O cristianismo, judaísmo e islamismo
são religiões profundamente desigualitária, como o demonstra ainda nos nossos
dias a proibição por parte da Igreja católica de que a mulher possa ocupar as
altas magistraturas na Igreja. Esta misoginia tem o seu alicerce na prática
social dos judeus, sacralizada nos livros sagrados. Foi a mulher a que traiu o
pecado ao mundo, constituindo-se, deste jeito em fonte dos maus que aqueixam a
humanidade. O castigo ao que Deus condena a Eva, e como consequência a todas as
mulheres futuras é a parir com dor e a ter uma gestação e parto problemáticos,
a que a sua libido se faça premente e a uma minoria de idade a respeito do varão:
“Multiplicarei grandemente a dor da tua conceição; em dor darás à luz
filhos; e o teu desejo será para o teu marido, e ele te dominará”1.
Creio que é difícil exagerar a dor, sofrimento, discriminação e marginação que
provocou o texto mítico referido ao pecado de Eva e o castigo a que,
supostamente, Deus a condenou, sobre mais da metade dos fiéis que o assumem
como inspirado, demonstrando o grande potencial do mito sobre as mentes das
pessoas. Uma situação de marginação social e de discriminação de gênero,
existente na sociedade hebreia, vai ser justificada polo mesmo Deus em base a «inventadas»

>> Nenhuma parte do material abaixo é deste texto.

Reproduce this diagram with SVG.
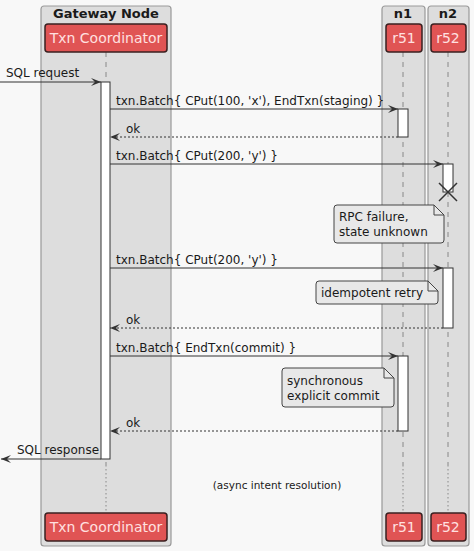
<svg xmlns="http://www.w3.org/2000/svg" width="474" height="551" viewBox="0 0 474 551">
<defs>
<style>
text{font-family:"DejaVu Sans","Liberation Sans",sans-serif;fill:#1a1a1a}
.box{fill:#dddddd;stroke:#999999;stroke-width:1.2}
.btitle{font-size:13px;font-weight:bold;text-anchor:middle}
.head{fill:#e05454;stroke:#3a2020;stroke-width:1.5}
.htext{font-size:14px;fill:#ffe0e0;text-anchor:middle}
.life{stroke:#888888;stroke-width:1;stroke-dasharray:5,5;fill:none}
.dot{stroke:#888888;stroke-width:1;stroke-dasharray:1.5,2.5;fill:none}
.act{fill:#ffffff;stroke:#333333;stroke-width:1}
.msg{stroke:#333333;stroke-width:1;fill:none;marker-end:url(#ah)}
.ret{stroke:#333333;stroke-width:1;stroke-dasharray:2,2;fill:none;marker-end:url(#ah)}
.mt{font-size:12px}
.note{fill:#e8e8e8;stroke:#444444;stroke-width:1}
.nt{font-size:12px}
</style>
<marker id="ah" viewBox="0 0 10 8" refX="10" refY="4" markerWidth="10" markerHeight="8" markerUnits="userSpaceOnUse" orient="auto">
<path d="M0,0 L10,4 L0,8 L4,4 Z" fill="#333333"/>
</marker>
</defs>
<rect x="0" y="0" width="474" height="551" fill="#f8f8f8"/>

<g id="box-gateway">
<rect class="box" x="41" y="6" width="130" height="540" rx="3"/>
<text class="btitle" x="106" y="18">Gateway Node</text>
</g>
<g id="box-n1">
<rect class="box" x="382" y="6" width="43" height="540" rx="3"/>
<text class="btitle" x="403" y="18">n1</text>
</g>
<g id="box-n2">
<rect class="box" x="428" y="6" width="41" height="540" rx="3"/>
<text class="btitle" x="448" y="18">n2</text>
</g>

<g id="lifelines">
<line class="life" x1="106" y1="52" x2="106" y2="465"/>
<line class="dot" x1="106" y1="465" x2="106" y2="513"/>
<line class="life" x1="403" y1="52" x2="403" y2="465"/>
<line class="dot" x1="403" y1="465" x2="403" y2="513"/>
<line class="life" x1="448" y1="52" x2="448" y2="465"/>
<line class="dot" x1="448" y1="465" x2="448" y2="513"/>
</g>

<g id="txn-coordinator">
<rect class="head" x="45" y="24" width="122" height="28" rx="3"/>
<text class="htext" x="106" y="43">Txn Coordinator</text>
<rect class="head" x="45" y="513" width="122" height="28" rx="3"/>
<text class="htext" x="106" y="532">Txn Coordinator</text>
<rect class="act" x="101" y="82" width="9" height="377"/>
</g>
<g id="r51">
<rect class="head" x="386" y="24" width="36" height="28" rx="3"/>
<text class="htext" x="404" y="43">r51</text>
<rect class="head" x="386" y="513" width="36" height="28" rx="3"/>
<text class="htext" x="404" y="532">r51</text>
<rect class="act" x="398" y="109" width="10" height="28"/>
<rect class="act" x="398" y="356" width="10" height="75"/>
</g>
<g id="r52">
<rect class="head" x="431" y="24" width="35" height="28" rx="3"/>
<text class="htext" x="448" y="43">r52</text>
<rect class="head" x="431" y="513" width="35" height="28" rx="3"/>
<text class="htext" x="448" y="532">r52</text>
<rect class="act" x="443" y="164" width="10" height="28"/>
<path d="M439,183 L457,201 M457,183 L439,201" stroke="#333333" stroke-width="1.5"/>
<rect class="act" x="443" y="268" width="10" height="60"/>
</g>

<g id="connectors">
<line class="msg" x1="0" y1="82" x2="101" y2="82"/>
<text class="mt" x="6" y="77">SQL request</text>
<line class="msg" x1="110" y1="109" x2="398" y2="109"/>
<text class="mt" x="116" y="105">txn.Batch{ CPut(100, 'x'), EndTxn(staging) }</text>
<line class="ret" x1="398" y1="137" x2="110" y2="137"/>
<text class="mt" x="126" y="133">ok</text>
<line class="msg" x1="110" y1="164" x2="443" y2="164"/>
<text class="mt" x="116" y="160">txn.Batch{ CPut(200, 'y') }</text>
<line class="msg" x1="110" y1="268" x2="443" y2="268"/>
<text class="mt" x="116" y="264">txn.Batch{ CPut(200, 'y') }</text>
<line class="ret" x1="443" y1="328" x2="110" y2="328"/>
<text class="mt" x="126" y="324">ok</text>
<line class="msg" x1="110" y1="356" x2="398" y2="356"/>
<text class="mt" x="116" y="352">txn.Batch{ EndTxn(commit) }</text>
<line class="ret" x1="398" y1="431" x2="110" y2="431"/>
<text class="mt" x="126" y="427">ok</text>
<line class="msg" x1="101" y1="459" x2="1" y2="459"/>
<text class="mt" x="17" y="454">SQL response</text>
</g>

<g id="note-rpc">
<path class="note" d="M337,205 L434,205 L444,215 L444,240 Q444,243 441,243 L337,243 Q334,243 334,240 L334,208 Q334,205 337,205 Z"/>
<path d="M434,205 L434,215 L444,215" fill="none" stroke="#444444" stroke-width="1"/>
<text class="nt" x="339" y="221">RPC failure,</text>
<text class="nt" x="339" y="236">state unknown</text>
</g>
<g id="note-retry">
<path class="note" d="M319,281 L428,281 L438,291 L438,301 Q438,304 435,304 L319,304 Q316,304 316,301 L316,284 Q316,281 319,281 Z"/>
<path d="M428,281 L428,291 L438,291" fill="none" stroke="#444444" stroke-width="1"/>
<text class="nt" x="321" y="297">idempotent retry</text>
</g>
<g id="note-commit">
<path class="note" d="M285,368 L384,368 L394,378 L394,404 Q394,407 391,407 L285,407 Q282,407 282,404 L282,371 Q282,368 285,368 Z"/>
<path d="M384,368 L384,378 L394,378" fill="none" stroke="#444444" stroke-width="1"/>
<text class="nt" x="287" y="385">synchronous</text>
<text class="nt" x="287" y="400">explicit commit</text>
</g>

<g id="delay">
<text x="277" y="489" font-size="10.5" text-anchor="middle">(async intent resolution)</text>
</g>
</svg>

ações pecaminosas da mulher. Em adiante, bastará o recurso ao primigênio
castigo divino, junto à posterioridade da criação da mulher a respeito do varão e a encarnação de Deus num ser do sexo
masculino, para opor-se a toda praxe libertadora da condição subordinada da
mulher a respeito do home. O autor do Gênesis pretende justificar a prática consuetudinária de marginação da mulher,
vigente na comunidade de Israel, e, em base á mesma, explica a origem da dor e
sofrimento femininos e o domínio do home sobre a mulher. Dado que os judeus
concebiam a dor e o sofrimento como consequência do pecado e à mulher como
sedutora, incitadora e tentadora, se lhe ocorreu ao autor bíblico, como a
interpretação mais natural, fazer retrotrair a causa dos maus que afligem os
seres humanos a um suposto pecado que cometera noutros tempos a mulher,
arrastando, à sua vez, o home na sua ação pecaminosa. A Adão diz-lhe, "E
ao homem disse: Porquanto deste ouvidos à voz de tua mulher, e comeste da árvore
de que te ordenei dizendo: Não comerás dela; maldita é a terra por tua causa;
em fadiga comerás dela todos os dias da tua vida"2. O castigo
está en consonância com os cometidos tradicionalmente asignados a cada um dos
membros da parelha em Israel; o da mulher como mãe de família e o do home como
chefe e sustentador da família. Para quem quiser ver o significado do pecado
original pode consultar o artigo «Santo sacrifício da Missa» no blogue
http://ramvarelapunhal.wordpress.com. Aqui só fazer as seguintes observações: É duro que um Deus faça recair
o castigo sobre a mesma natureza e em algo que afeta também os nascituros,
seres de por si indefensos; em segundo lugar não deixa de ser surpreendente que
apresente como castigo a exaltação da libido na mulher e não o faça no home,
quando de por si o varão comete mais delitos relacionados com o sexo que a
mulher, pois a ele se atribuem a maior parte das violações; a libido deste fica
santificada e a da mulher castigada; em terceiro lugar que favoreça o home
enquanto que agora se justifica a sua supremacia no seio do lar.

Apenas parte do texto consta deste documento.